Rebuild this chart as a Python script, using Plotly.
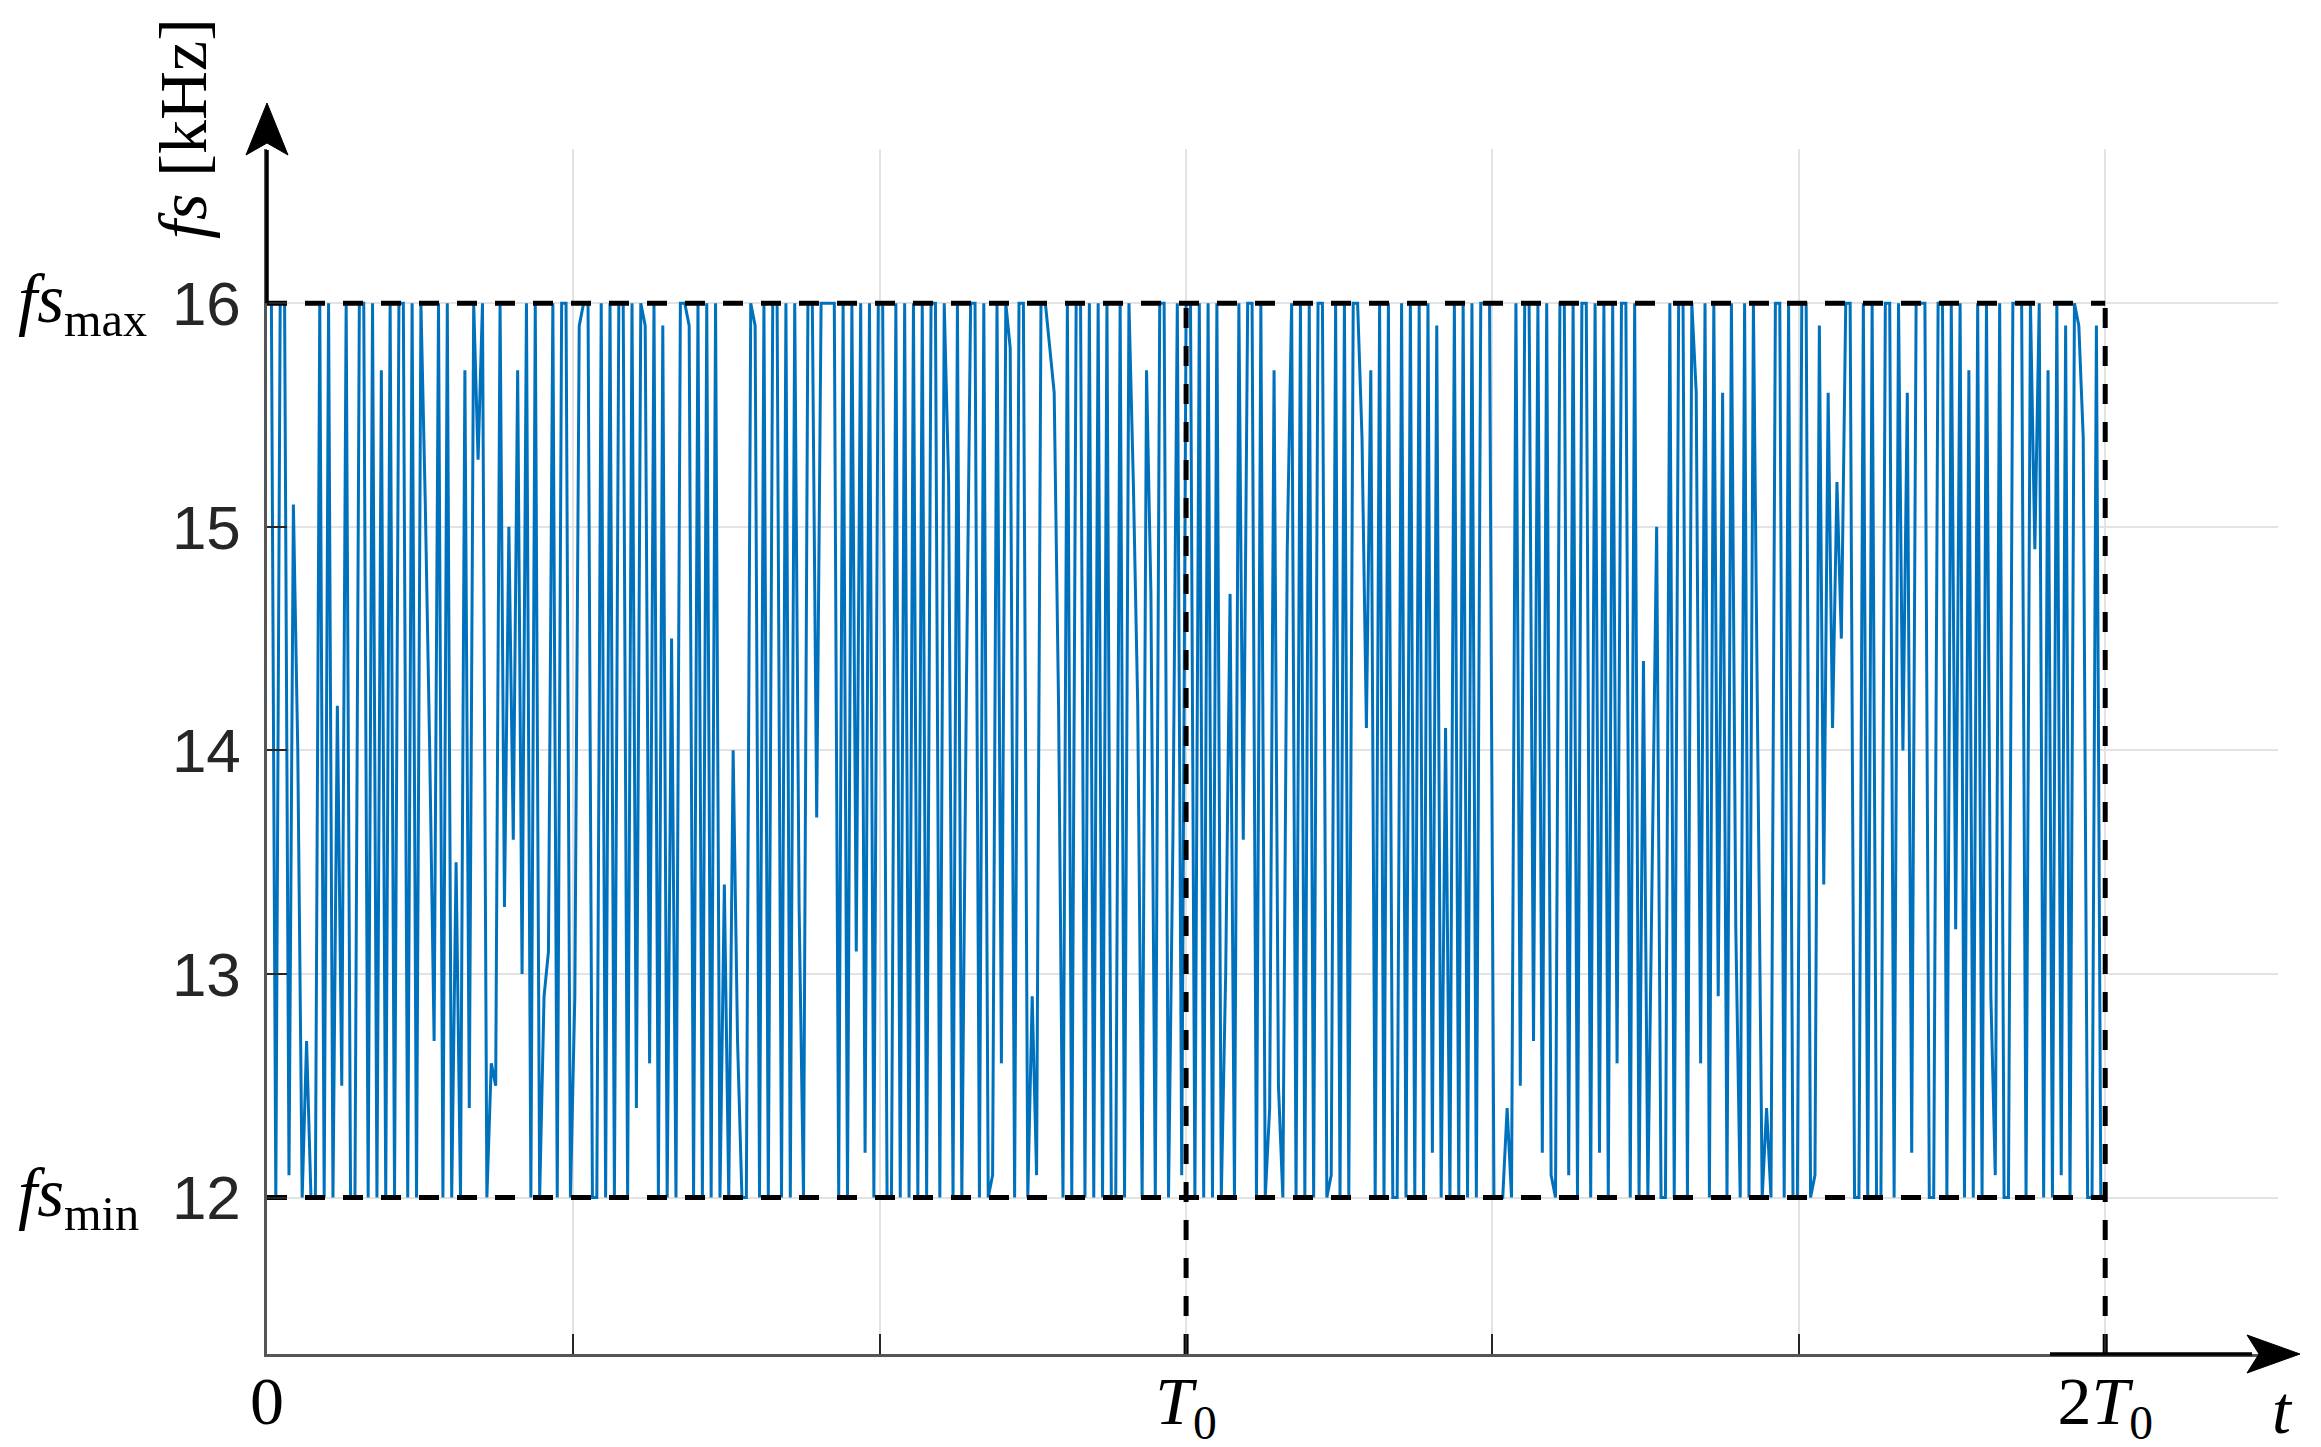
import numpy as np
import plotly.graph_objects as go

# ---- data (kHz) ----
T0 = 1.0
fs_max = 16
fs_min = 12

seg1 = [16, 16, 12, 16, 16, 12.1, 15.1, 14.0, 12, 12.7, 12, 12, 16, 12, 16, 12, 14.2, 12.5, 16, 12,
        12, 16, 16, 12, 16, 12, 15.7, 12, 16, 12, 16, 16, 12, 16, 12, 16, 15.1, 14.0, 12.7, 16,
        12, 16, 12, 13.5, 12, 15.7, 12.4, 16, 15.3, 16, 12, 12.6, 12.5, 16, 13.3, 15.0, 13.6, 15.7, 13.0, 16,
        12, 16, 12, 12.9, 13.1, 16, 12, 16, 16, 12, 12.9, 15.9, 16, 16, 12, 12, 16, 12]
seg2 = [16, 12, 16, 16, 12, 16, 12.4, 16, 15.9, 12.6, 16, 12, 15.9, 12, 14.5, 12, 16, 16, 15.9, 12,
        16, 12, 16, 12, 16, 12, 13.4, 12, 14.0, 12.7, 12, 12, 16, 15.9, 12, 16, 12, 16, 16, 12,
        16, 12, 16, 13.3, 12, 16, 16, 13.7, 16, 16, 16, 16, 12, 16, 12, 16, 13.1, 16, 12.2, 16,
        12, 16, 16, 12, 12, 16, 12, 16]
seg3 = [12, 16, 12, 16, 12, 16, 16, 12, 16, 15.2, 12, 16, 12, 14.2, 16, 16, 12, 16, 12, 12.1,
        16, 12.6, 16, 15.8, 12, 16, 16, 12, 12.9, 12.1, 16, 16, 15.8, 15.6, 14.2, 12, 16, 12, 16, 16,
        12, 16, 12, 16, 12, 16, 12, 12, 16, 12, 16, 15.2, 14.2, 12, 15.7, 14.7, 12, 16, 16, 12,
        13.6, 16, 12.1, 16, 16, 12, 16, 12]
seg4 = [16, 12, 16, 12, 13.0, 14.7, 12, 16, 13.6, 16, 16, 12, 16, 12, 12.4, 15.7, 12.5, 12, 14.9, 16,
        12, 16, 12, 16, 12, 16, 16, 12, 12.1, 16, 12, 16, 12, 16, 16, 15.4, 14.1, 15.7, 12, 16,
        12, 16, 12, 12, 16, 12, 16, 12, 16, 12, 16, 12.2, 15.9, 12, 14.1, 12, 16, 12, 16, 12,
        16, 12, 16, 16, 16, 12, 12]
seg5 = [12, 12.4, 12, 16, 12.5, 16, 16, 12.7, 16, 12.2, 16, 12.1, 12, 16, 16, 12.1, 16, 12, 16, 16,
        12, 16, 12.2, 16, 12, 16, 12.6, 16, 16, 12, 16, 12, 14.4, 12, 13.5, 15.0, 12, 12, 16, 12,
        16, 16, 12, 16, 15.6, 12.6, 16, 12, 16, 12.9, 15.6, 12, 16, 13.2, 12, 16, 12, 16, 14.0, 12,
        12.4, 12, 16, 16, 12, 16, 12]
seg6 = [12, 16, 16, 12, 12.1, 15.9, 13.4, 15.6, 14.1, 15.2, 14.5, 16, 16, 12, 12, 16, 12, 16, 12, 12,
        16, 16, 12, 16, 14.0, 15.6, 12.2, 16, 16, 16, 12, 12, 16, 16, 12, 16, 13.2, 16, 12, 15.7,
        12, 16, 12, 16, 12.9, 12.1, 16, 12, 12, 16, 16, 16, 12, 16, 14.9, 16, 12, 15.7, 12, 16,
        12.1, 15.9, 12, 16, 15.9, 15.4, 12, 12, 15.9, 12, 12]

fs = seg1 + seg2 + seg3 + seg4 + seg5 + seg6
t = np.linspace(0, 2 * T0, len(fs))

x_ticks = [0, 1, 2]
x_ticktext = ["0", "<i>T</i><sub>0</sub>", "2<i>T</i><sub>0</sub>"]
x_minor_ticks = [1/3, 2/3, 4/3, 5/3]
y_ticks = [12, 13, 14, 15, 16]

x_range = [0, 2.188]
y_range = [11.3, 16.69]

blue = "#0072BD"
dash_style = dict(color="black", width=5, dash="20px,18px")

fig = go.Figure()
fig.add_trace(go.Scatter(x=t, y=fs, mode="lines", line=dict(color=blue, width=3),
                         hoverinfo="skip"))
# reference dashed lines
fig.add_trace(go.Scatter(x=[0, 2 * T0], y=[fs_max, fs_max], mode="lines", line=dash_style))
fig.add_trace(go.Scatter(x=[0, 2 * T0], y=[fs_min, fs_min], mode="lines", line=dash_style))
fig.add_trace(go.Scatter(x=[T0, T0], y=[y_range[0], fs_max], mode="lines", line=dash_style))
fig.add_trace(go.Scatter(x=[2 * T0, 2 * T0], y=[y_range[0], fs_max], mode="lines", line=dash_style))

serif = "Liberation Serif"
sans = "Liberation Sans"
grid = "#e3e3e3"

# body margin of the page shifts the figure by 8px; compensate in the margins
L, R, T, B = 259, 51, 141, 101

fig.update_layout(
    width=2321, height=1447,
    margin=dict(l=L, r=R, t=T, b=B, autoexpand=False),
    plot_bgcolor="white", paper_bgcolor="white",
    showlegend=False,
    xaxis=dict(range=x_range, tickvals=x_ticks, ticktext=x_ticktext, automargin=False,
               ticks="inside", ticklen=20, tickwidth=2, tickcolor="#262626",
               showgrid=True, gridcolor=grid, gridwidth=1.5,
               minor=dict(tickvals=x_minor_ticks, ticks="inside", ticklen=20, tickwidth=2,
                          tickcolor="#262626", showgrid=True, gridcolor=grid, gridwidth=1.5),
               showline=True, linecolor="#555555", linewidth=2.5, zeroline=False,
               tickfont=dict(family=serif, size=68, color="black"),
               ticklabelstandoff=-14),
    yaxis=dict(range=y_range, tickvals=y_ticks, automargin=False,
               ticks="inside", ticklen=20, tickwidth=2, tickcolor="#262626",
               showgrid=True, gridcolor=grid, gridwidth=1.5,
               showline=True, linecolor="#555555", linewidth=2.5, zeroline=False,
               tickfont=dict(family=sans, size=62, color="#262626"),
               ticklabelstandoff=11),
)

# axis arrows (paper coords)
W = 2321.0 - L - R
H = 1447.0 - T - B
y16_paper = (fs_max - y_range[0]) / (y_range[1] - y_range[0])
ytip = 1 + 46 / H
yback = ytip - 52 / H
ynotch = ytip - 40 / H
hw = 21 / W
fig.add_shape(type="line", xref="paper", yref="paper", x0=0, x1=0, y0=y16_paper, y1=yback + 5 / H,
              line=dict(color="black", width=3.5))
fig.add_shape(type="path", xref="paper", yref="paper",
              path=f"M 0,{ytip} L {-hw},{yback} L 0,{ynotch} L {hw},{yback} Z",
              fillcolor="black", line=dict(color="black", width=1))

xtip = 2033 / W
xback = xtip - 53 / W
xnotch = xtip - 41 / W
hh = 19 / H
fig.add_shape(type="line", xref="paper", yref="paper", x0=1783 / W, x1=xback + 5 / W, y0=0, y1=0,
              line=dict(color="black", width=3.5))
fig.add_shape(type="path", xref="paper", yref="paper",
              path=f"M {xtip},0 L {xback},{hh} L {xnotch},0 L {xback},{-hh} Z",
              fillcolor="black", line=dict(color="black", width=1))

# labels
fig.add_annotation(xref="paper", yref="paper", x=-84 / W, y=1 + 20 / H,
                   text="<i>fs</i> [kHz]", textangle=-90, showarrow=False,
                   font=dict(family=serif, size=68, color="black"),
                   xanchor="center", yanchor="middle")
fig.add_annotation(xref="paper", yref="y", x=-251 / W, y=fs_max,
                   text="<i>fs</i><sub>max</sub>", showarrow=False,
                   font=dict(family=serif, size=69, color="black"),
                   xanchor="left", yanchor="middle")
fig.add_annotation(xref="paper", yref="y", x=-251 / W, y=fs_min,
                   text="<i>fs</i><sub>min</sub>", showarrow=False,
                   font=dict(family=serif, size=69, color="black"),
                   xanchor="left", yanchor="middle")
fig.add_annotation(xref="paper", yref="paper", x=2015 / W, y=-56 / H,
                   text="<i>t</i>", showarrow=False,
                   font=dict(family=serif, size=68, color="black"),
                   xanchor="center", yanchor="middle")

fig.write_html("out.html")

## STATED PROBLEM
Write down every line from the opening of the listing to the line with "fs_min = 12", both included, and nothing else; the pictures are omitted.

## EXPECTED ANSWER
Rebuild this chart as a Python script, using Plotly.
import numpy as np
import plotly.graph_objects as go

# ---- data (kHz) ----
T0 = 1.0
fs_max = 16
fs_min = 12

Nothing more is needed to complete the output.